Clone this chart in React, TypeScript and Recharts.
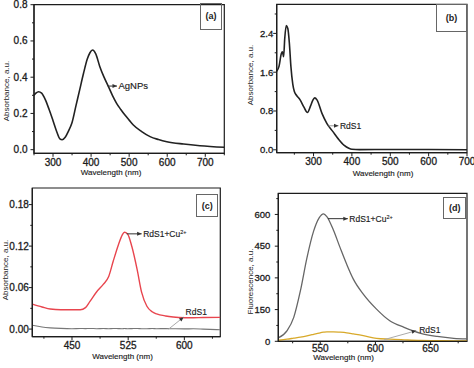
import React from 'react';
import {
  LineChart,
  Line,
  XAxis,
  YAxis,
  ReferenceArea,
  ReferenceLine,
  ReferenceDot,
} from 'recharts';

const FONT = '"Liberation Sans", Arial, sans-serif';
const INK = '#1c1c1c';

// (a) AgNPs absorbance
const agWavelength = [250, 255, 262, 270, 280, 290, 300, 310, 318, 324, 332, 340, 350, 360, 370, 380, 390, 397, 404, 412, 423, 434, 445, 456, 467, 478, 489, 500, 511, 533, 555, 577, 599, 643, 686, 750];
const agAbsorbance = [0.3, 0.312, 0.32, 0.312, 0.275, 0.22, 0.16, 0.098, 0.06, 0.055, 0.068, 0.1, 0.15, 0.24, 0.33, 0.42, 0.5, 0.535, 0.55, 0.53, 0.458, 0.4, 0.351, 0.3, 0.256, 0.222, 0.191, 0.163, 0.136, 0.1, 0.072, 0.056, 0.044, 0.031, 0.022, 0.013];

// (b) RdS1 absorbance
const rdsWavelength = [204, 210, 216, 219, 222, 225, 229, 233, 237, 241, 246, 250, 256, 265, 275, 284, 292, 298, 303, 309, 322, 335, 350, 365, 380, 392, 400, 420, 500, 600, 700];
const rdsAbsorbance = [1.62, 1.72, 1.98, 2.02, 1.92, 2.3, 2.56, 2.5, 2.2, 1.72, 1.35, 1.2, 1.12, 1.03, 0.88, 0.77, 0.9, 1.02, 1.07, 1.03, 0.75, 0.54, 0.38, 0.22, 0.09, 0.03, 0.01, 0.004, 0.006, 0.005, 0.0];

// (c) absorbance with / without Cu2+
const cWavelength = [397, 410, 421, 435, 450, 461, 468, 474, 483, 492, 499, 505, 512, 517, 520, 524, 530, 537, 543, 550, 557, 563, 575, 585, 600, 612, 625, 648];
const cWithCu = [0.036, 0.032, 0.029, 0.028, 0.028, 0.028, 0.031, 0.04, 0.054, 0.065, 0.076, 0.098, 0.122, 0.136, 0.14, 0.138, 0.119, 0.086, 0.053, 0.033, 0.025, 0.022, 0.019, 0.0175, 0.0165, 0.0164, 0.0168, 0.017];
const cRdS1 = [0.0055, 0.003, 0.0018, 0.001, 0.0006, 0.0008, 0.0007, 0.0009, 0.0006, 0.0008, 0.0005, 0.0009, 0.0007, 0.0006, 0.0008, 0.0005, 0.0007, 0.0009, 0.0006, 0.0005, 0.0008, 0.0006, 0.0007, 0.0005, 0.0003, 0.0004, 0.0, -0.001];

// (d) fluorescence with / without Cu2+
const dWavelength = [512, 520, 526, 532, 538, 544, 549, 553, 556, 562, 568, 574, 580, 589, 601, 613, 626, 641, 656, 671, 683];
const dWithCu = [16, 50, 113, 238, 396, 521, 584, 603, 590, 525, 443, 364, 294, 223, 152, 97, 66, 38, 23, 14, 11];
const dRdS1 = [5, 10, 15, 20, 26, 33, 39, 43, 45, 45, 43, 40, 35, 27, 14, 10, 7, 4, 3, 2, 2];

const pts = (xs: number[], ys: number[]) => xs.map((w, i) => ({ w, v: ys[i] }));

type Note = {
  from: [number, number];
  to: [number, number];
  text: string;
  sup?: string;
  angle?: number;
  lineColor?: string;
  dx?: number;
  dy?: number;
  size?: number;
};

type PanelProps = {
  left: number;
  top: number;
  margin: { top: number; right: number };
  yWidth: number;
  xHeight: number;
  xDomain: [number, number];
  xTicks: number[];
  xMajors: number[];
  xGap: number;
  yDomain: [number, number];
  yTicks: number[];
  yMajors: number[];
  yFmt: (v: number) => string;
  yGap: number;
  yFont: number;
  yLabel: string;
  yLabelPos: [number, number];
  xLabelPos: [number, number];
  series: { data: { w: number; v: number }[]; color: string; width: number }[];
  notes: Note[];
  tag: string;
  tagBox: [number, number, number, number];
};

// blurred scan look: a hairline stroke thickens the glyphs a little
const heavy = { stroke: INK, strokeWidth: 0.3 };

function XTick(props: any) {
  const { x, y, payload, majors, gap } = props;
  const axisY = y - 5;
  const major = majors.includes(payload.value);
  return (
    <g>
      <line x1={x} x2={x} y1={axisY} y2={axisY + (major ? 3.5 : 2)} stroke={INK} strokeWidth={1} />
      {major && (
        <text x={x} y={axisY + gap} textAnchor="middle" fontSize={10} fontFamily={FONT} fill={INK} {...heavy}>
          {payload.value}
        </text>
      )}
    </g>
  );
}

function YTick(props: any) {
  const { x, y, payload, majors, gap, fmt, font } = props;
  const axisX = x + 5;
  const major = majors.includes(payload.value);
  return (
    <g>
      <line x1={axisX} x2={axisX - (major ? 3.5 : 2)} y1={y} y2={y} stroke={INK} strokeWidth={1} />
      {major && (
        <text x={axisX - gap} y={y} dy="0.35em" textAnchor="end" fontSize={font} fontFamily={FONT} fill={INK} {...heavy}>
          {fmt(payload.value)}
        </text>
      )}
    </g>
  );
}

function Pointer({ cx, cy, note }: { cx: number; cy: number; note: Note }) {
  const angle = note.angle ?? 0;
  return (
    <g>
      <polygon points="0,0 -4.5,-2 -4.5,2" fill="#333" transform={`translate(${cx},${cy}) rotate(${angle})`} />
      <text
        x={cx + (note.dx ?? 1.5)}
        y={cy + (note.dy ?? 0)}
        dy="0.35em"
        fontSize={note.size ?? 8.5}
        fontFamily={FONT}
        fill={INK}
        stroke={INK}
        strokeWidth={0.15}
      >
        {note.text}
        {note.sup && (
          <tspan fontSize={5.5} dy={-3}>
            {note.sup}
          </tspan>
        )}
      </text>
    </g>
  );
}

function Panel(p: PanelProps) {
  const [bx, by, bw, bh] = p.tagBox;
  return (
    <div style={{ position: 'absolute', left: p.left, top: p.top, width: 237, height: 184 }}>
      <LineChart width={237} height={184} margin={{ top: p.margin.top, right: p.margin.right, left: 0, bottom: 0 }}>
        <XAxis
          type="number"
          dataKey="w"
          domain={p.xDomain}
          allowDataOverflow
          ticks={p.xTicks}
          interval={0}
          height={p.xHeight}
          tickLine={false}
          tickSize={3}
          tickMargin={2}
          axisLine={{ stroke: INK, strokeWidth: 1.2 }}
          tick={(t: any) => <XTick {...t} majors={p.xMajors} gap={p.xGap} />}
          label={{
            value: 'Wavelength (nm)',
            content: () => (
              <text x={p.xLabelPos[0]} y={p.xLabelPos[1]} textAnchor="middle" fontSize={8} fontFamily={FONT} fill={INK} stroke={INK} strokeWidth={0.15}>
                Wavelength (nm)
              </text>
            ),
          }}
        />
        <YAxis
          type="number"
          domain={p.yDomain}
          allowDataOverflow
          ticks={p.yTicks}
          interval={0}
          width={p.yWidth}
          tickLine={false}
          tickSize={3}
          tickMargin={2}
          axisLine={{ stroke: INK, strokeWidth: 1.2 }}
          tick={(t: any) => <YTick {...t} majors={p.yMajors} gap={p.yGap} fmt={p.yFmt} font={p.yFont} />}
          label={{
            value: p.yLabel,
            content: () => (
              <text
                x={p.yLabelPos[0]}
                y={p.yLabelPos[1]}
                transform={`rotate(-90 ${p.yLabelPos[0]} ${p.yLabelPos[1]})`}
                textAnchor="middle"
                dominantBaseline="central"
                fontSize={8}
                fontFamily={FONT}
                fill={INK}
              >
                {p.yLabel}
              </text>
            ),
          }}
        />
        <ReferenceArea
          x1={p.xDomain[0]}
          x2={p.xDomain[1]}
          y1={p.yDomain[0]}
          y2={p.yDomain[1]}
          fill="none"
          stroke={INK}
          strokeWidth={1.2}
          ifOverflow="visible"
        />
        {p.series.map((s, i) => (
          <Line
            key={i}
            data={s.data}
            dataKey="v"
            type="monotone"
            stroke={s.color}
            strokeWidth={s.width}
            dot={false}
            isAnimationActive={false}
          />
        ))}
        {p.notes.map((n, i) => (
          <ReferenceLine
            key={'l' + i}
            segment={[
              { x: n.from[0], y: n.from[1] },
              { x: n.to[0], y: n.to[1] },
            ]}
            stroke={n.lineColor ?? '#333'}
            strokeWidth={1}
            ifOverflow="visible"
          />
        ))}
        {p.notes.map((n, i) => (
          <ReferenceDot
            key={'d' + i}
            x={n.to[0]}
            y={n.to[1]}
            r={0}
            ifOverflow="visible"
            shape={(d: any) => <Pointer cx={d.cx} cy={d.cy} note={n} />}
          />
        ))}
      </LineChart>
      <div
        style={{
          position: 'absolute',
          left: bx,
          top: by,
          width: bw,
          height: bh,
          boxSizing: 'border-box',
          border: '1.3px solid #666',
          display: 'flex',
          alignItems: 'center',
          justifyContent: 'center',
          fontFamily: FONT,
          fontWeight: 'bold',
          fontSize: 9,
          color: INK,
        }}
      >
        {p.tag}
      </div>
    </div>
  );
}

export default function App() {
  return (
    <div style={{ position: 'absolute', left: 0, top: 0, width: 474, height: 368, background: '#fff', overflow: 'hidden' }}>
      <Panel
        left={0}
        top={0}
        margin={{ top: 4.7, right: 12.7 }}
        yWidth={34}
        xHeight={30.7}
        xDomain={[250, 750]}
        xTicks={[250, 300, 350, 400, 450, 500, 550, 600, 650, 700, 750]}
        xMajors={[300, 400, 500, 600, 700]}
        xGap={12.5}
        yDomain={[-0.02, 0.8]}
        yTicks={[0, 0.1, 0.2, 0.3, 0.4, 0.5, 0.6, 0.7, 0.8]}
        yMajors={[0, 0.2, 0.4, 0.6, 0.8]}
        yFmt={(v) => v.toFixed(1)}
        yGap={6.5}
        yFont={10}
        yLabel="Absorbance, a.u."
        yLabelPos={[6, 91]}
        xLabelPos={[111, 174.7]}
        series={[{ data: pts(agWavelength, agAbsorbance), color: '#222', width: 1.6 }]}
        notes={[{ from: [444, 0.351], to: [468, 0.351], text: 'AgNPs', size: 9.5 }]}
        tag="(a)"
        tagBox={[200, 2.7, 22, 27.3]}
      />
      <Panel
        left={237}
        top={0}
        margin={{ top: 4.3, right: 7 }}
        yWidth={39.7}
        xHeight={31.3}
        xDomain={[204, 700]}
        xTicks={[250, 300, 350, 400, 450, 500, 550, 600, 650, 700]}
        xMajors={[300, 400, 500, 600, 700]}
        xGap={12.5}
        yDomain={[-0.06, 3.0]}
        yTicks={[0, 0.4, 0.8, 1.2, 1.6, 2.0, 2.4, 2.8]}
        yMajors={[0, 0.8, 1.6, 2.4]}
        yFmt={(v) => v.toFixed(1)}
        yGap={3.5}
        yFont={9.5}
        yLabel="Absorbance, a.u."
        yLabelPos={[13.5, 75]}
        xLabelPos={[146, 176]}
        series={[{ data: pts(rdsWavelength, rdsAbsorbance), color: '#222', width: 1.6 }]}
        notes={[{ from: [339, 0.495], to: [365, 0.495], text: 'RdS1', lineColor: '#999' }]}
        tag="(b)"
        tagBox={[199, 4.3, 31, 27.4]}
      />
      <Panel
        left={0}
        top={184}
        margin={{ top: 4, right: 16.7 }}
        yWidth={32.3}
        xHeight={31.3}
        xDomain={[397, 648]}
        xTicks={[412.5, 450, 487.5, 525, 562.5, 600, 637.5]}
        xMajors={[450, 525, 600]}
        xGap={12.5}
        yDomain={[-0.011, 0.204]}
        yTicks={[0, 0.03, 0.06, 0.09, 0.12, 0.15, 0.18]}
        yMajors={[0, 0.06, 0.12, 0.18]}
        yFmt={(v) => v.toFixed(2)}
        yGap={3.5}
        yFont={10}
        yLabel="Absorbance, a.u."
        yLabelPos={[5.5, 86]}
        xLabelPos={[122.5, 174.7]}
        series={[
          { data: pts(cWavelength, cRdS1), color: '#777', width: 1.1 },
          { data: pts(cWavelength, cWithCu), color: '#e8454e', width: 1.4 },
        ]}
        notes={[
          { from: [523, 0.1377], to: [543, 0.1377], text: 'RdS1+Cu', sup: '2+' },
          { from: [579, 0.0], to: [599, 0.0173], text: 'RdS1', angle: -40, lineColor: '#aaa', dx: 2, dy: -5 },
        ]}
        tag="(c)"
        tagBox={[196, 10, 22.3, 23.3]}
      />
      <Panel
        left={237}
        top={184}
        margin={{ top: 9.3, right: 7 }}
        yWidth={41.3}
        xHeight={26.7}
        xDomain={[512, 683]}
        xTicks={[525, 550, 575, 600, 625, 650, 675]}
        xMajors={[550, 600, 650]}
        xGap={11}
        yDomain={[0, 700]}
        yTicks={[0, 75, 150, 225, 300, 375, 450, 525, 600, 675]}
        yMajors={[0, 150, 300, 450, 600]}
        yFmt={(v) => String(v)}
        yGap={8}
        yFont={9.5}
        yLabel="Fluorescence, a.u."
        yLabelPos={[13, 97.5]}
        xLabelPos={[106.5, 176]}
        series={[
          { data: pts(dWavelength, dWithCu), color: '#666', width: 1.3 },
          { data: pts(dWavelength, dRdS1), color: '#d8a92a', width: 1.3 },
        ]}
        notes={[
          { from: [557, 580], to: [575, 580], text: 'RdS1+Cu', sup: '2+' },
          { from: [608, 8], to: [637, 50], text: 'RdS1', angle: -15, lineColor: '#aaa', dx: 3, dy: -1 },
        ]}
        tag="(d)"
        tagBox={[206, 12.7, 23.3, 22.3]}
      />
    </div>
  );
}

---

§ **Written request**
Tell how many lines of the data above hold the string "React". Give only the number.

§ **Answer to the exercise**
2